If an account breaches a vault's minimum collateral ratio, then the account's vault position becomes eligible for liquidation. In this case, a liquidator can purchase the account's vault shares at a discount to the vault shares oracle price.

Liquidation Rate

Parameter selection considerations

Notional governance should set liquidation rates to ensure they provide a sufficient incentive for liquidators to sell vault shares for the borrowed currency. The liquidation rate should generate enough profit for liquidators to cover the following liquidation related expenses:

  • Gas fees

  • Slippage

  • Swap fees

  • Price basis between the Chainlink oracle prices and spot market prices

The amount of money a liquidator will generate is a function of the liquidation rate and the account's size. The liquidation rate * the minimum borrow size should generate enough money for a liquidator to be able to liquidate an account profitably under conservative gas, slippage, and fee assumptions.
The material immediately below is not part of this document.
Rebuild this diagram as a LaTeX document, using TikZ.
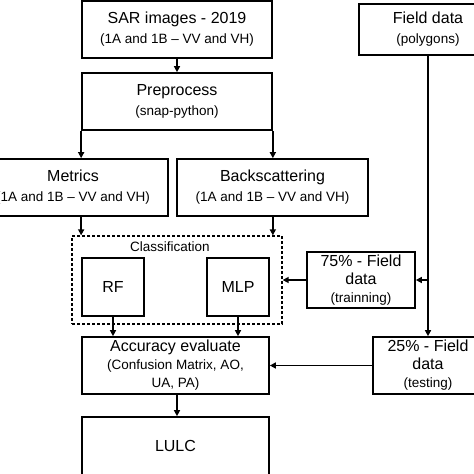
\documentclass[tikz,border=0pt]{standalone}
\usepackage{fontspec}
\setmainfont{Liberation Sans}
\usetikzlibrary{arrows.meta,calc}
\begin{document}
\begin{tikzpicture}[x=1pt,y=-1pt,
  box/.style={draw,line width=1.7pt,rectangle,align=center,inner sep=0pt,font=\fontsize{16}{19}\selectfont},
  cbox/.style={draw,line width=1.3pt,dash pattern=on 3pt off 2pt,rectangle,inner sep=0pt},
  arr/.style={line width=1.7pt,-{Triangle[length=6pt,width=6pt]}}]
\useasboundingbox (0,0) rectangle (474,474);
\clip (0,0) rectangle (474,474);
\newcommand\subt[1]{{\fontsize{13.5}{17}\selectfont #1}}
\node[box,minimum width=190pt,minimum height=57pt] (sar) at (177,29.5) {SAR images - 2019\\[1pt]\subt{(1A and 1B -- VV and VH)}};
\node[box,minimum width=190pt,minimum height=57pt] (pre) at (177,101.5) {Preprocess\\[1pt]\subt{(snap-python)}};
\node[box,minimum width=138pt,minimum height=51pt] (field) at (428,29.5) {Field data\\[1pt]\subt{(polygons)}};
\node[box,minimum width=190pt,minimum height=57pt] (met) at (73,187.5) {Metrics\\[1pt]\subt{(1A and 1B -- VV and VH)}};
\node[box,minimum width=191pt,minimum height=57pt] (back) at (272.5,187.5) {Backscattering\\[1pt]\subt{(1A and 1B -- VV and VH)}};
\node[cbox,minimum width=210pt,minimum height=88pt] (cls) at (177,280) {};
\node[font=\fontsize{13.5}{16}\selectfont] (clsl) at (170,247) {Classification};
\node[box,minimum width=62pt,minimum height=58pt] (rf) at (113,287) {RF};
\node[box,minimum width=62pt,minimum height=58pt] (mlp) at (238,287) {MLP};
\node[box,minimum width=108pt,minimum height=56pt,font=\fontsize{16}{18}\selectfont] (f75) at (361,280) {75\% - Field\\data\\\subt{(trainning)}};
\node[box,minimum width=187pt,minimum height=57pt,font=\fontsize{16}{18}\selectfont] (acc) at (175.5,365.5) {Accuracy evaluate\\\subt{(Confusion Matrix, AO,}\\\subt{UA, PA)}};
\node[box,minimum width=110pt,minimum height=57pt,font=\fontsize{16}{18}\selectfont] (f25) at (428,365.5) {25\% - Field\\data\\\subt{(testing)}};
\node[box,minimum width=187pt,minimum height=58pt] (lulc) at (175.5,446) {LULC};
\coordinate (j) at (field.south |- f75.east);
\draw[arr] (sar.south) -- (pre.north);
\draw[arr] (pre.south west) -- (pre.south west |- met.north);
\draw[arr] (pre.south east) -- (pre.south east |- back.north);
\draw[arr] (pre.south west |- met.south) -- (pre.south west |- cls.north);
\draw[arr] (pre.south east |- back.south) -- (pre.south east |- cls.north);
\draw[arr] (rf.south) -- (rf.south |- acc.north);
\draw[arr] (mlp.south) -- (mlp.south |- acc.north);
\draw[arr] (field.south) -- (f25.north);
\draw[arr] (j) -- (f75.east);
\draw[arr] (f75.west) -- (cls.east |- f75.west);
\draw[arr] (f25.west) -- (acc.east |- f25.west);
\draw[arr] (acc.south -| sar.south) -- (lulc.north -| sar.south);
\end{tikzpicture}
\end{document}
Max Develerage Collateral Ratio

The Max Deleverage Collateral Ratio is the maximum collateral ratio (minimum leverage ratio) that a liquidator can bring an account to during liquidation. This effectively mitigates the issue of liquidators liquidating accounts entirely when they breach their minimum collateral ratio.
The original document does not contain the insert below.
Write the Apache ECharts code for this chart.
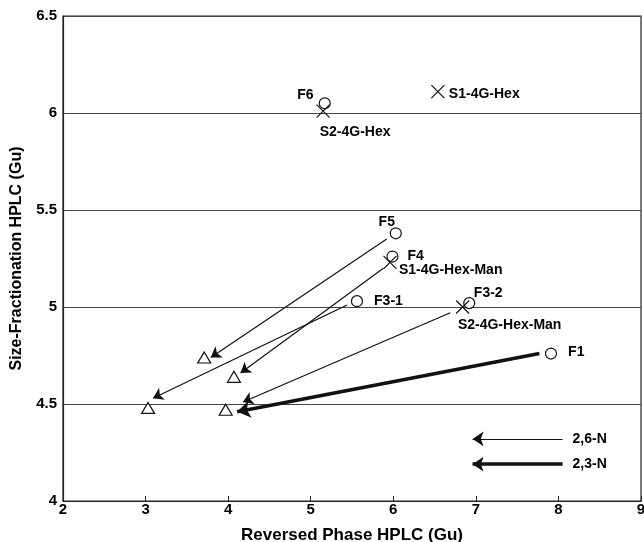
<!DOCTYPE html>
<html>
<head>
<meta charset="utf-8">
<script src="https://cdn.jsdelivr.net/npm/echarts@6/dist/echarts.min.js"></script>
<style>
  html, body { margin: 0; padding: 0; background: #fff; }
  #chart { width: 644px; height: 542px; }
</style>
</head>
<body>
<div id="chart"></div>
<script>
// circles: fractions
const circleNames = ['F6', 'F5', 'F4', 'F3-1', 'F3-2', 'F1'];
const circleX = [5.17, 6.03, 5.99, 5.56, 6.92, 7.91];
const circleY = [6.05, 5.38, 5.26, 5.03, 5.02, 4.76];

// crosses: standards
const crossNames = ['S1-4G-Hex', 'S2-4G-Hex', 'S1-4G-Hex-Man', 'S2-4G-Hex-Man'];
const crossX = [6.54, 5.15, 5.96, 6.84];
const crossY = [6.11, 6.01, 5.23, 5.00];

// triangles: after treatment
const triX = [3.03, 3.71, 4.07, 3.97];
const triY = [4.48, 4.74, 4.64, 4.47];

// arrows (2,6-N thin, 2,3-N thick)
const thinFromX = [5.92, 5.88, 5.44, 6.69];
const thinFromY = [5.35, 5.20, 5.01, 4.97];
const thinToX = [3.79, 4.15, 3.09, 4.18];
const thinToY = [4.74, 4.66, 4.53, 4.51];
const thickFromX = [7.77];
const thickFromY = [4.76];
const thickToX = [4.11];
const thickToY = [4.46];

// key arrows
const keyNames = ['2,6-N', '2,3-N'];
const keyFromX = [8.05, 8.05];
const keyToX = [6.96, 6.96];
const keyY = [4.32, 4.19];

const font = 'Liberation Sans, Arial, Helvetica, sans-serif';

// label placement per point
const labelPos = {
  'F6': { position: 'left', offset: [0, -8] },
  'F5': { position: 'top', offset: [-9, 7] },
  'F4': { position: 'right', offset: [4, 0] },
  'F3-1': { position: 'right', offset: [6, 0] },
  'F3-2': { position: 'top', offset: [19, 8] },
  'F1': { position: 'right', offset: [6, -1] },
  'S1-4G-Hex': { position: 'right', offset: [-3, 2] },
  'S2-4G-Hex': { position: 'bottom', offset: [32, 0] },
  'S1-4G-Hex-Man': { position: 'right', offset: [-5, 8] },
  'S2-4G-Hex-Man': { position: 'bottom', offset: [47, -3] }
};

function pointData(names, xs, ys) {
  return xs.map((x, i) => ({
    name: names[i],
    value: [x, ys[i]],
    label: Object.assign({ show: true, formatter: '{b}' }, labelPos[names[i]])
  }));
}

function arrowData(fx, fy, tx, ty) {
  return fx.map((x, i) => ({ coords: [[x, fy[i]], [tx[i], ty[i]]] }));
}

const chart = echarts.init(document.getElementById('chart'));

chart.setOption({
  animation: false,
  textStyle: { fontFamily: font },
  grid: {
    left: 63,
    right: 3,
    top: 16,
    bottom: 41,
    containLabel: false,
    outerBoundsMode: 'none',
    show: true,
    borderColor: '#222',
    borderWidth: 1.2
  },
  xAxis: {
    type: 'value',
    min: 2,
    max: 9,
    interval: 1,
    name: 'Reversed Phase HPLC (Gu)',
    nameLocation: 'middle',
    nameGap: 26,
    nameTextStyle: { fontSize: 17, fontWeight: 'bold', color: '#000' },
    axisLine: { lineStyle: { color: '#222', width: 1.2 } },
    axisTick: { inside: true, length: 5, lineStyle: { color: '#222' } },
    axisLabel: { fontSize: 15, fontWeight: 'bold', color: '#000', margin: 1 },
    splitLine: { show: false }
  },
  yAxis: {
    type: 'value',
    min: 4,
    max: 6.5,
    interval: 0.5,
    name: 'Size-Fractionation HPLC (Gu)',
    nameLocation: 'middle',
    nameGap: 38,
    nameTextStyle: { fontSize: 16, fontWeight: 'bold', color: '#000' },
    axisLine: { lineStyle: { color: '#222', width: 1.2 } },
    axisTick: { show: false },
    axisLabel: { fontSize: 15, fontWeight: 'bold', color: '#000', margin: 6 },
    splitLine: { show: true, lineStyle: { color: '#444', width: 1 } }
  },
  series: [
    {
      type: 'lines',
      coordinateSystem: 'cartesian2d',
      symbol: ['none', 'arrow'],
      symbolSize: [0, 10],
      lineStyle: { color: '#111', width: 1.2, opacity: 1 },
      data: arrowData(thinFromX, thinFromY, thinToX, thinToY),
      z: 3
    },
    {
      type: 'lines',
      coordinateSystem: 'cartesian2d',
      symbol: ['none', 'arrow'],
      symbolSize: [0, 13],
      lineStyle: { color: '#111', width: 3.5, opacity: 1 },
      data: arrowData(thickFromX, thickFromY, thickToX, thickToY),
      z: 3
    },
    {
      type: 'lines',
      coordinateSystem: 'cartesian2d',
      symbol: ['none', 'arrow'],
      symbolSize: [0, 11],
      data: keyNames.map((n, i) => ({
        name: n,
        coords: [[keyFromX[i], keyY[i]], [keyToX[i], keyY[i]]],
        lineStyle: { color: '#111', width: i === 0 ? 1.2 : 3.5, opacity: 1 }
      })),
      label: {
        show: true,
        position: 'start',
        distance: 10,
        formatter: '{b}',
        fontSize: 14,
        fontWeight: 'bold',
        color: '#000'
      },
      z: 3
    },
    {
      name: 'fractions',
      type: 'scatter',
      symbol: 'circle',
      symbolSize: 11,
      itemStyle: { color: '#fff', borderColor: '#111', borderWidth: 1.2, opacity: 1 },
      label: { fontSize: 14, fontWeight: 'bold', color: '#000' },
      data: pointData(circleNames, circleX, circleY),
      z: 4
    },
    {
      name: 'standards',
      type: 'scatter',
      symbol: 'path://M0,0L10,10M10,0L0,10',
      symbolSize: 13,
      itemStyle: { color: 'none', borderColor: '#111', borderWidth: 1.2, opacity: 1 },
      label: { fontSize: 14, fontWeight: 'bold', color: '#000' },
      data: pointData(crossNames, crossX, crossY),
      z: 5
    },
    {
      name: 'treated',
      type: 'scatter',
      symbol: 'triangle',
      symbolSize: [13, 11],
      itemStyle: { color: '#fff', borderColor: '#111', borderWidth: 1.2, opacity: 1 },
      data: triX.map((x, i) => [x, triY[i]]),
      z: 4
    }
  ]
});
</script>
</body>
</html>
If an account breaches the vault's minimum borrow size, then a liquidator can liquidate the account entirely, and the Max Deleverage Collateral Ratio won't apply.

Parameter selection considerations

Notional's governance should select a Max Deleverage Collateral Ratio that brings liquidated accounts to a safe leverage ratio. Moreover, the Max Deleverage Collateral Ratio should allow liquidated accounts to be sufficiently deleveraged to avoid liquidating the same account multiple times over short periods of time.